Could it be otherwise?
We had met at the end of the 1960s in a somewhat premonitory place: the house of Jean Monnet, who convened meetings with the members of his “Commitee for the United States of Europe.”
Entering the first time the place, I saw a great cloud of smoke, and under it, Helmut Schmidt.
I remember that when, in 1972, we met again as Ministers on a summit, one of us got the name cards changed on the table so that we could sit close to each other and comment on the ongoing presentations.
There has always been a natural complicity between us, based on similar vision of things and total personal loyalty. Helmut was the embodiment of remarkable simplicity in his work. Everywhere he went, the crowd showed him the respect they had for what I would call his “authenticity.”
Back to 1972, he had just taken over from the flamboyant Economy Minister, Karl Schiller, the advocate of floating currencies and a broader opening of economic borders to the benefit of German companies which then had the wind in their sails. Thanks to his incredible capacity for work and his pragmatic intelligence, Helmut became one of the major players in the broad intellectual debate that went on from 1971 to 1974 on the scrapping of the Bretton Woods fixed rate system, and on the quest for a new type of international monetary organisation. This, I think, is when he discovered the need to establish a new kind of solidarity between European currencies that were disrupted by floating exchange rates.
We set to work with our colleagues to give shape to this new solidarity. The “monetary snake” had collapsed under the pressure of excessively different development trends. We tried to set down a stronger procedure. Our efforts finally gave rise in 1978-1979 to the European Monetary System and to the introduction of the Ecu, the forerunner of the Euro.
Helmut Schmidt deserves the greatest share of merit because he had to convince his countrymen, contrary to the explicit opinion of the Bundesbank, to link the Deutsche Mark to the other weaker European currencies. And as you know, for the German opinion the Deutsche Mark was the very symbol of the country's economic recovery and a factor of security and pride. It took all of Helmut Schmidt's powers of persuasion and his message of competence and impartiality to win the support of the German economic classes to agree to the creation of the European Monetary System.
I cannot think of any other person who could have achieved this result. This is why in contrast with those who wrongly seek to take the merit of having created the European currency an eminent place must be set aside for Helmut Schmidt.
When in 1986 we created the "Committee for the Monetary Union of Europe" whose report prefaced the texts that established the Euro, he confirmed, before the relative inertia of the leaders in power, his commitment to Europe.
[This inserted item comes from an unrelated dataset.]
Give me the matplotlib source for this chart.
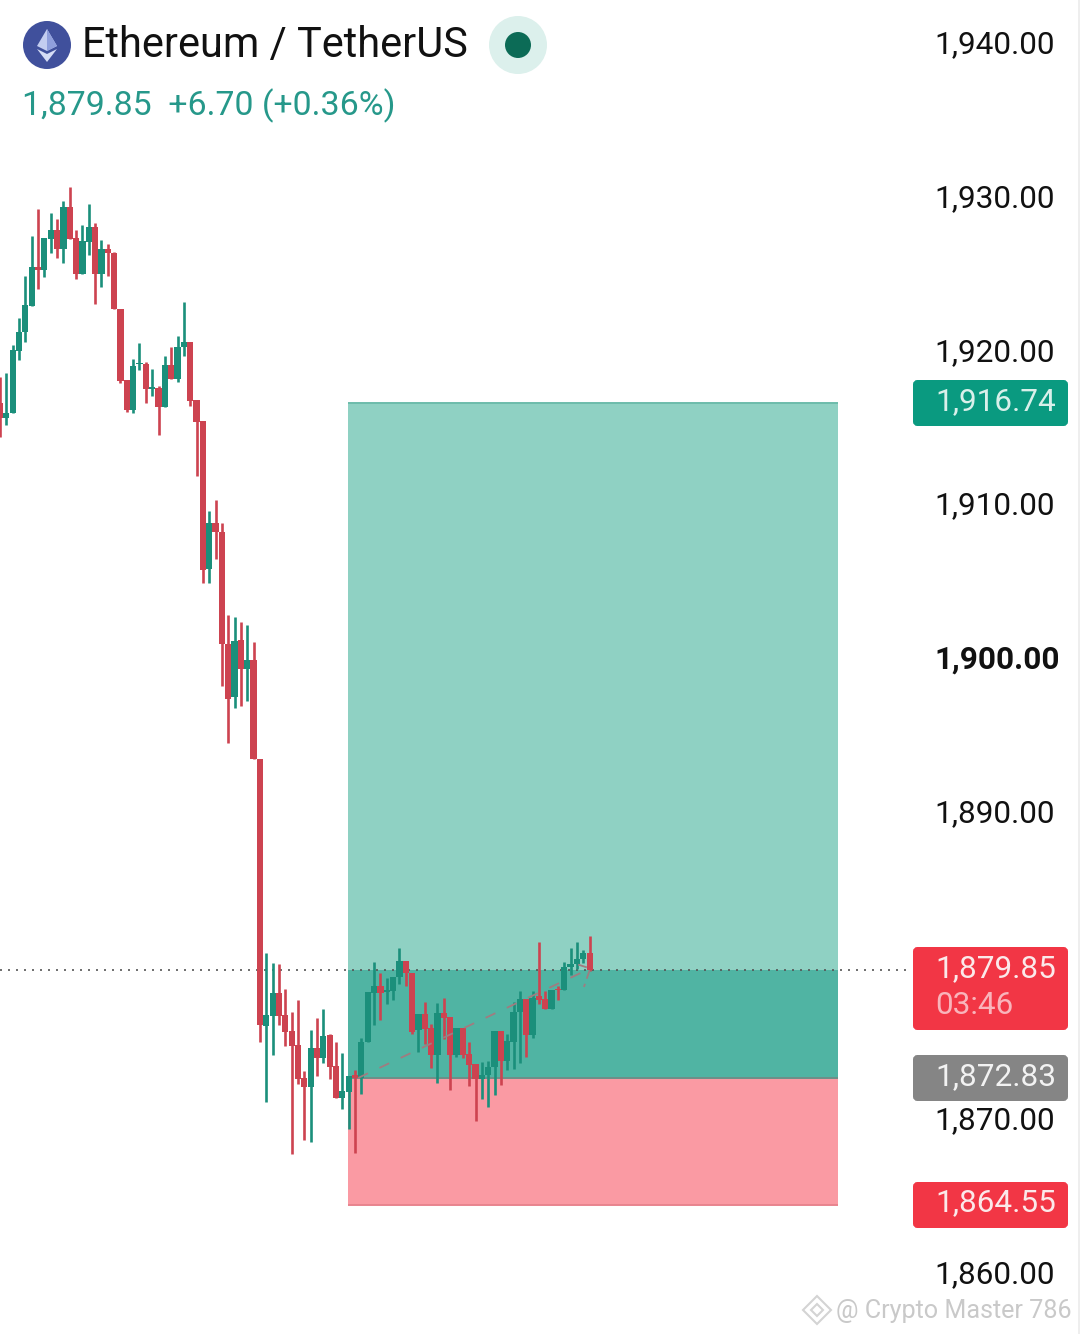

Nowadays, all Europeans should be conscious about the fact that in the today crisis, without the Euro, we would have been struck by competitive devaluations that would have caused some very strong jolts in our system. The Euro has been an extraordinary shield of protection of the whole zone!
Other decisive progress has been done in Europe thanks to our reliable partnership at the time: without it, we would not have been able to create the European Council in 1974, and the members of the European Parliament would not be elected directly by the European citizens on May as they now are since 35 years.
But the most dramatic momentum of the political career of Helmut Schmidt was I think, the inner German autumn.
Helmut Schmidt then had to cope with the abominable terrorist actions of extremist who did not even fear death. When the employer and industry representative Martin Schleyer had been kidnapped, the chancellor’s consistency was roughly put to the test: he had to weigh between life and national security, between the concrete loss of a citizen and higher abstract state interest.
Years later, Helmut Schmidt said that this had been his hardest choice to make in life. And we can only show respect to this courageous attitude.
It is in these moments that virtue shows its face.
As Confucius once said “The man of virtue makes the difficulty to be overcome his first business, and success only a subsequent consideration." (Analects, bk. vi., c. xx.)
That is what you followed during your lifelong career, Helmut.
And that is what made of you a real Statesman, and a very special friend to me!